- Directed by: Shan Benson
- Produced by: Maslyn Williams
- Narrated by: Rupert Chance
- Cinematography: Frank Bagnall
- Edited by: Anne Gurr
- Music by: John Antill
- Production company: Department of Interior
- Distributed by: Hoyts
- Release date: 1955;
- Running time: 20 minutes
- Country: Australia
- Language: English

= This Is the ABC =

1955 Australian documentary

This Is the ABC is a 1955 Australian documentary from the Department of the Interior about the Australian Broadcasting Commission. It was directed by Shan Benson.

The documentary focused on the ABC's radio operations (television did not start until 1956) and included scenes of such shows as the news, Blue Hills and Eugene Goossens with the Sydney Symphony Orchestra.

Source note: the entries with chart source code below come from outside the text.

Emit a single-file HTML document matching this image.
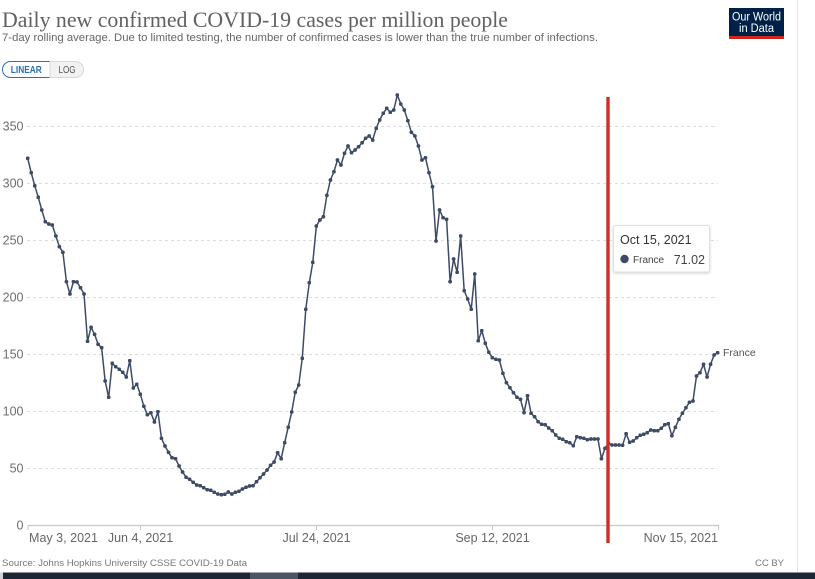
<!DOCTYPE html>
<html>
<head>
<meta charset="utf-8">
<style>
html,body{margin:0;padding:0;background:#fff;}
body{width:815px;height:579px;overflow:hidden;}
svg{display:block;}
text{font-family:"Liberation Sans",sans-serif;}
</style>
</head>
<body>
<svg width="815" height="579" viewBox="0 0 815 579" xmlns="http://www.w3.org/2000/svg">
<defs>
<marker id="dot" viewBox="0 0 4 4" refX="2" refY="2" markerWidth="3.8" markerHeight="3.8" markerUnits="userSpaceOnUse">
<circle cx="2" cy="2" r="2" fill="#3d4b66"/>
</marker>
<filter id="sh" x="-10%" y="-10%" width="130%" height="140%">
<feDropShadow dx="0" dy="1" stdDeviation="1.2" flood-color="#000" flood-opacity="0.18"/>
</filter>
</defs>
<rect width="815" height="579" fill="#fff"/>

<!-- Title -->
<text x="2" y="27" font-size="22" fill="#616161" textLength="506" lengthAdjust="spacingAndGlyphs" style="font-family:'Liberation Serif',serif">Daily new confirmed COVID-19 cases per million people</text>
<text x="2" y="41" font-size="11" fill="#666" textLength="596" lengthAdjust="spacingAndGlyphs">7-day rolling average. Due to limited testing, the number of confirmed cases is lower than the true number of infections.</text>

<!-- Logo -->
<rect x="729" y="8" width="55" height="28" fill="#002147"/>
<rect x="729" y="36" width="55" height="3" fill="#ce261e"/>
<text x="756.5" y="20.5" font-size="11.5" fill="#fff" text-anchor="middle" textLength="49" lengthAdjust="spacingAndGlyphs">Our World</text>
<text x="756.5" y="32" font-size="11.5" fill="#fff" text-anchor="middle" textLength="35" lengthAdjust="spacingAndGlyphs">in Data</text>

<!-- right border -->
<line x1="797.5" y1="0" x2="797.5" y2="572" stroke="#e6e6e6" stroke-width="1"/>

<!-- Buttons -->
<path d="M50,61.5 H10.5 A8,8 0 0 0 2.5,69.5 A8,8 0 0 0 10.5,77.5 H50 Z" fill="#fff" stroke="#2d6fae" stroke-width="1"/>
<path d="M50,61.5 H75.5 A8,8 0 0 1 83.5,69.5 A8,8 0 0 1 75.5,77.5 H50 Z" fill="#f2f2f2" stroke="#d8d8d8" stroke-width="1"/>
<text x="26.3" y="73.2" font-size="10" font-weight="bold" fill="#2d6fae" text-anchor="middle" textLength="31" lengthAdjust="spacingAndGlyphs">LINEAR</text>
<text x="67" y="73.2" font-size="10" fill="#555" text-anchor="middle" textLength="17" lengthAdjust="spacingAndGlyphs">LOG</text>

<!-- Gridlines -->
<g stroke="#dcdcdc" stroke-width="1" stroke-dasharray="3,3">
<line x1="27" y1="468.5" x2="718" y2="468.5"/>
<line x1="27" y1="411.5" x2="718" y2="411.5"/>
<line x1="27" y1="354.5" x2="718" y2="354.5"/>
<line x1="27" y1="297.5" x2="718" y2="297.5"/>
<line x1="27" y1="240.5" x2="718" y2="240.5"/>
<line x1="27" y1="183.5" x2="718" y2="183.5"/>
<line x1="27" y1="126.5" x2="718" y2="126.5"/>
</g>

<!-- Y labels -->
<g font-size="12.5" fill="#6e6e6e" text-anchor="end">
<text x="23.5" y="529.5">0</text>
<text x="23.5" y="472.5">50</text>
<text x="23.5" y="415.5">100</text>
<text x="23.5" y="358.5">150</text>
<text x="23.5" y="301.5">200</text>
<text x="23.5" y="244.5">250</text>
<text x="23.5" y="187.5">300</text>
<text x="23.5" y="130.5">350</text>
</g>

<!-- X axis -->
<line x1="27.5" y1="525.5" x2="719" y2="525.5" stroke="#c8c8c8" stroke-width="1.2"/>
<g stroke="#c8c8c8" stroke-width="1">
<line x1="28" y1="525" x2="28" y2="530"/>
<line x1="140.5" y1="525" x2="140.5" y2="530"/>
<line x1="316.5" y1="525" x2="316.5" y2="530"/>
<line x1="492.5" y1="525" x2="492.5" y2="530"/>
<line x1="718.5" y1="525" x2="718.5" y2="530"/>
</g>
<g font-size="12.5" fill="#666">
<text x="29" y="542" textLength="69" lengthAdjust="spacingAndGlyphs">May 3, 2021</text>
<text x="140.5" y="542" text-anchor="middle">Jun 4, 2021</text>
<text x="316.5" y="542" text-anchor="middle">Jul 24, 2021</text>
<text x="492.5" y="542" text-anchor="middle">Sep 12, 2021</text>
<text x="718" y="542" text-anchor="end">Nov 15, 2021</text>
</g>

<!-- Series -->
<polyline fill="none" stroke="#3d4b66" stroke-width="1.5" stroke-linejoin="round" marker-start="url(#dot)" marker-mid="url(#dot)" marker-end="url(#dot)" points="
27.7,158.3 31.22,172.7 34.74,185.7 38.26,197.3 41.78,210 45.30,221.7 48.82,224 52.34,225 55.86,236 59.38,246.7
62.90,252.3 66.42,281.7 69.94,294 73.46,281.7 76.98,282 80.50,287.7 84.02,294 87.54,341.3 91.06,327.3 94.58,334.3
98.10,344.3 101.62,347.7 105.14,381 108.66,397.3 112.18,363.3 115.70,366.7 119.22,369.3 122.74,372.3 126.26,377 129.78,360.7
133.30,388 136.82,384.3 140.34,394.3 143.86,406.3 147.38,414.7 150.90,412.7 154.42,422 157.94,411.7 161.46,438.3 164.98,446
168.50,452.3 172.02,457.7 175.54,458.7 179.06,466 182.58,472 186.10,477.3 189.62,479.3 193.14,482.3 196.66,485 200.18,485.7
203.70,487.7 207.22,489.7 210.74,490.3 214.26,492.3 217.78,494 221.30,494.7 224.82,494.3 228.34,492 231.86,494 235.38,492.3
238.90,491.3 242.42,489 245.94,487.3 249.46,486 252.98,485.7 256.50,481.7 260.02,477.7 263.54,474 267.06,470 270.58,465.3
274.10,462 277.62,452.7 281.14,458.7 284.66,442.7 288.18,427.3 291.70,412 295.22,392.3 298.74,385 302.26,358.3 305.78,309.3
309.30,282.7 312.82,262.3 316.34,226 319.86,220 323.38,216.7 326.90,195.3 330.42,180 333.94,171.7 337.46,160 340.98,165
344.50,153.3 348.02,146 351.54,152.7 355.06,150 358.58,146.7 362.10,142.7 365.62,138.3 369.14,136 372.66,140 376.18,128.3
379.70,120 383.22,113.3 386.74,108.3 390.26,112.3 393.78,110 397.30,95 400.82,104 404.34,110 407.86,120.7 411.38,132.3
414.90,136 418.42,146 421.94,160 425.46,157.7 428.98,172.7 432.50,186.7 436.02,241 439.54,210 443.06,217.7 446.58,219.3
450.10,281.7 453.62,259 457.14,272.3 460.66,236 464.18,290.7 467.70,299 471.22,309.3 474.74,274 478.26,340.7 481.78,330.7
485.30,343.3 488.82,352.3 492.34,357.7 495.86,359.3 499.38,360 502.90,373.3 506.42,382.7 509.94,387.7 513.46,392.7 516.98,397.3
520.50,399.3 524.02,412.7 527.54,395.7 531.06,413.3 534.58,416.7 538.10,421.7 541.62,424.3 545.14,424.7 548.66,428 552.18,430.7
555.70,435 559.22,438.3 562.74,439.3 566.26,441.7 569.78,442.7 573.30,445.7 576.82,436.7 580.34,437.7 583.86,438.3 587.38,439.7
590.90,439 594.42,439 597.94,439 601.46,458.7 604.98,448.3 608.50,443.3 612.02,445 615.54,445 619.06,445 622.58,445.3
626.10,433.7 629.62,442.3 633.14,441 636.66,437.7 640.18,435.3 643.70,434.3 647.22,432.7 650.74,430 654.26,430.7 657.78,430.7
661.30,428.3 664.82,424.7 668.34,423.7 671.86,435.7 675.38,427.3 678.90,419.3 682.42,413.3 685.94,407.7 689.46,402.3 692.98,401
696.50,376 700.02,372.7 703.54,364.3 707.06,377 710.58,364.3 714.10,355 717.62,352.7"/>

<text x="723" y="356" font-size="10.5" fill="#555">France</text>

<!-- Red line -->
<line x1="608" y1="97" x2="608" y2="543" stroke="#d42a2a" stroke-width="3.4"/>

<!-- Tooltip -->
<rect x="613.5" y="225.5" width="96" height="46.5" rx="2" fill="#fff" stroke="#e0e0e0" stroke-width="1" filter="url(#sh)"/>
<text x="620" y="244" font-size="12.5" fill="#333">Oct 15, 2021</text>
<circle cx="624.5" cy="259" r="4.2" fill="#3d4b66"/>
<text x="633" y="263" font-size="10" fill="#444">France</text>
<text x="705" y="264" font-size="12.5" fill="#444" text-anchor="end">71.02</text>

<!-- Footer -->
<text x="2" y="566" font-size="9.5" fill="#777" textLength="245" lengthAdjust="spacingAndGlyphs">Source: Johns Hopkins University CSSE COVID-19 Data</text>
<text x="784" y="566" font-size="9.5" fill="#777" text-anchor="end">CC BY</text>

<rect x="0" y="572.5" width="815" height="6.5" fill="#1c2634"/>
<rect x="0" y="572.5" width="3" height="6.5" fill="#cfd3d8"/>
<rect x="250" y="572.5" width="48" height="6.5" fill="#4b5563"/>
</svg>
</body>
</html>
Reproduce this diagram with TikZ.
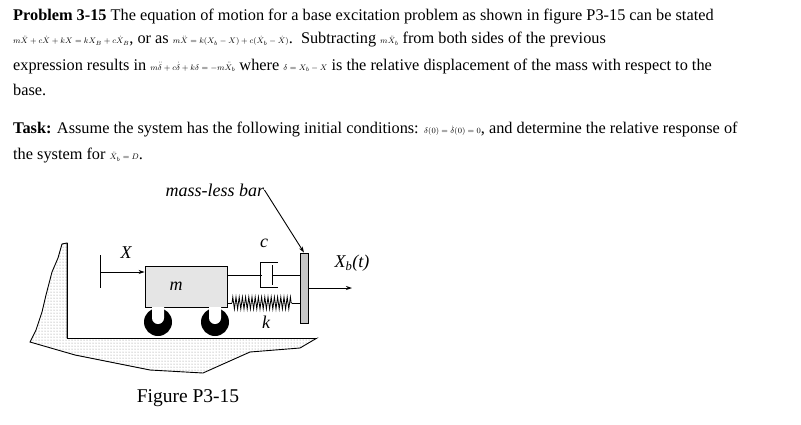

Some interior scenes were shot at Supreme Studios in North Sydney.

==Reception==
The film was screened at the 1955 Melbourne Film Festival. The Age called it "a highly diverting romp".

The film was given a limited cinema release through Hoyts.

It was also screened on the first night the ABC broadcast television in Sydney. Reviewing it on television, The Australian Women's Weekly called it "a good film, but I saw it twelve months ago in a Brisbane cinema."